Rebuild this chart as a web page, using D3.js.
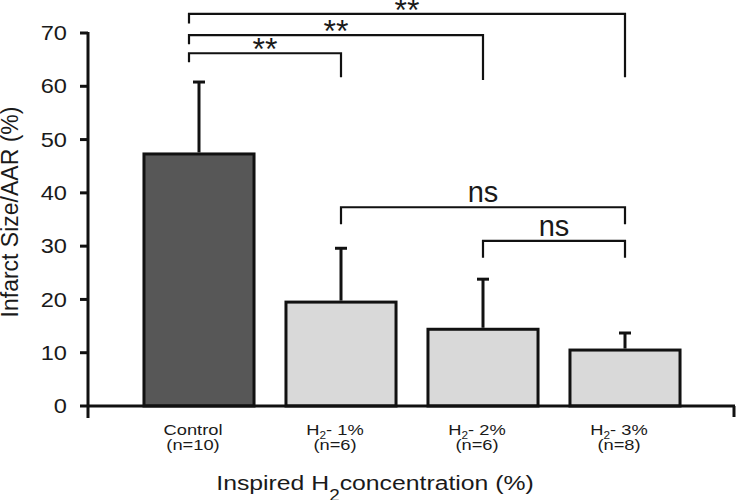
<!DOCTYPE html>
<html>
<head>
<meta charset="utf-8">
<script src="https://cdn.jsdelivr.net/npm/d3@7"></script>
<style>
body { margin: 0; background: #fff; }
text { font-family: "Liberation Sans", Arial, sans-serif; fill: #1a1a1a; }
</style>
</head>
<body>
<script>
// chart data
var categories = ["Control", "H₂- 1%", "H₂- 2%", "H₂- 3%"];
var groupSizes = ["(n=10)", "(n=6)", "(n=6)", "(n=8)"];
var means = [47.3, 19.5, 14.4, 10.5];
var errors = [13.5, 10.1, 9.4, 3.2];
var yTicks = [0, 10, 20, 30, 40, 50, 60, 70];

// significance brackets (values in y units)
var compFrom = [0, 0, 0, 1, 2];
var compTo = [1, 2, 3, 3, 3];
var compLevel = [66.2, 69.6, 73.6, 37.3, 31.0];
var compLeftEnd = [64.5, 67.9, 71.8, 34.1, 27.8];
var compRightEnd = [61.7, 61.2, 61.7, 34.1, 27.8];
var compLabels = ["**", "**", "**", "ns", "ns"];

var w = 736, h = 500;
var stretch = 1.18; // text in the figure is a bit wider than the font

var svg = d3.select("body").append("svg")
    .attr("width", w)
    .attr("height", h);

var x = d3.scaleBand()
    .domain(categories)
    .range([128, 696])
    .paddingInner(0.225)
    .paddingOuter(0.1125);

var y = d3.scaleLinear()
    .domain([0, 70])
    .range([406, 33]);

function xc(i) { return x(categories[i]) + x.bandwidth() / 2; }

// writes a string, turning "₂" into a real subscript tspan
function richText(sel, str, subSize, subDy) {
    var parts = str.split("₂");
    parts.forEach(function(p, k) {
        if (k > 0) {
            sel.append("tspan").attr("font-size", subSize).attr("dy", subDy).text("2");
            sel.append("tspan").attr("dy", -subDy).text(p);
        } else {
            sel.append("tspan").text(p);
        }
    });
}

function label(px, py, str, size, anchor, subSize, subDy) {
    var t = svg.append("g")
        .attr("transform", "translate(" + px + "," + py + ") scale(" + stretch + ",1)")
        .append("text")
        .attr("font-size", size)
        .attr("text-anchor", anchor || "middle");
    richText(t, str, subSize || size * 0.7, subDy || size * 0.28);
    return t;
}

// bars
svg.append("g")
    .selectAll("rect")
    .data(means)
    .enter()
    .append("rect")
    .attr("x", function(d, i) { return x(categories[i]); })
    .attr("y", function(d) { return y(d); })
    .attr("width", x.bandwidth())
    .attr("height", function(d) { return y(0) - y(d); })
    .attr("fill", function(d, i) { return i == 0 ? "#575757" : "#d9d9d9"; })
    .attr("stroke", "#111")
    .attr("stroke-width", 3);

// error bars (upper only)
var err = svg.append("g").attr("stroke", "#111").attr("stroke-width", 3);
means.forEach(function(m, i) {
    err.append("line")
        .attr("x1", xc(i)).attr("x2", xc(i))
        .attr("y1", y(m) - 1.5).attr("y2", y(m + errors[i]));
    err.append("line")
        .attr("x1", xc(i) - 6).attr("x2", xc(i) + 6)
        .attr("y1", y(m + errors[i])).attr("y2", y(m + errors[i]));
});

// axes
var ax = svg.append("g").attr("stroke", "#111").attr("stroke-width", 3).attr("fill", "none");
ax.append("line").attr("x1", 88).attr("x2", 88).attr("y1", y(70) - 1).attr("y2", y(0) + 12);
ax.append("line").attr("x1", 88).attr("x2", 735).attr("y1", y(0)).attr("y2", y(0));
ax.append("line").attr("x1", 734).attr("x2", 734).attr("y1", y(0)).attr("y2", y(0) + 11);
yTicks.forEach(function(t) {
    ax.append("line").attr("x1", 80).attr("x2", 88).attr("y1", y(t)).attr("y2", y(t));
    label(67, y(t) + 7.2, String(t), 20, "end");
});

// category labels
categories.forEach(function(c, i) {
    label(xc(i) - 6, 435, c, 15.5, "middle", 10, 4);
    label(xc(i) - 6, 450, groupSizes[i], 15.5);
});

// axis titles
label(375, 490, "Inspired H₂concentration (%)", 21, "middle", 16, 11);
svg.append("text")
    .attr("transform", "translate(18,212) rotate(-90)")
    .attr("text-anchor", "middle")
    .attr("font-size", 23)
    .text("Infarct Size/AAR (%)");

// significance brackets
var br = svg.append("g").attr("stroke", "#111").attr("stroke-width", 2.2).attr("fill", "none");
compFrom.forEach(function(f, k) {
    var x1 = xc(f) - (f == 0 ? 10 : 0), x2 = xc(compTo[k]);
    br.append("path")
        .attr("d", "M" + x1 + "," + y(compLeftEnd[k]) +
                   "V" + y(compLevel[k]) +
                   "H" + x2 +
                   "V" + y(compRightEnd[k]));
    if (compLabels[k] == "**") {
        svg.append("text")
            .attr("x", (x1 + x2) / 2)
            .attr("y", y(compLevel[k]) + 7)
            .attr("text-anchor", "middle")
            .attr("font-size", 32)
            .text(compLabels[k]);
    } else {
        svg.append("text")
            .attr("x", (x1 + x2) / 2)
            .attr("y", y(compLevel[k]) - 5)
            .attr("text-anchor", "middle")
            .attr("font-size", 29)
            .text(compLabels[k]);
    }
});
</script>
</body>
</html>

-------

**Set task:**
Leave out the pictures and repeat the lines from the start of the material through the line with "var yTicks = [0, 10, 20, 30, 40, 50, 60, 70];", inclusive.

**Written solution:**
Rebuild this chart as a web page, using D3.js.
<!DOCTYPE html>
<html>
<head>
<meta charset="utf-8">
<script src="https://cdn.jsdelivr.net/npm/d3@7"></script>
<style>
body { margin: 0; background: #fff; }
text { font-family: "Liberation Sans", Arial, sans-serif; fill: #1a1a1a; }
</style>
</head>
<body>
<script>
// chart data
var categories = ["Control", "H₂- 1%", "H₂- 2%", "H₂- 3%"];
var groupSizes = ["(n=10)", "(n=6)", "(n=6)", "(n=8)"];
var means = [47.3, 19.5, 14.4, 10.5];
var errors = [13.5, 10.1, 9.4, 3.2];
var yTicks = [0, 10, 20, 30, 40, 50, 60, 70];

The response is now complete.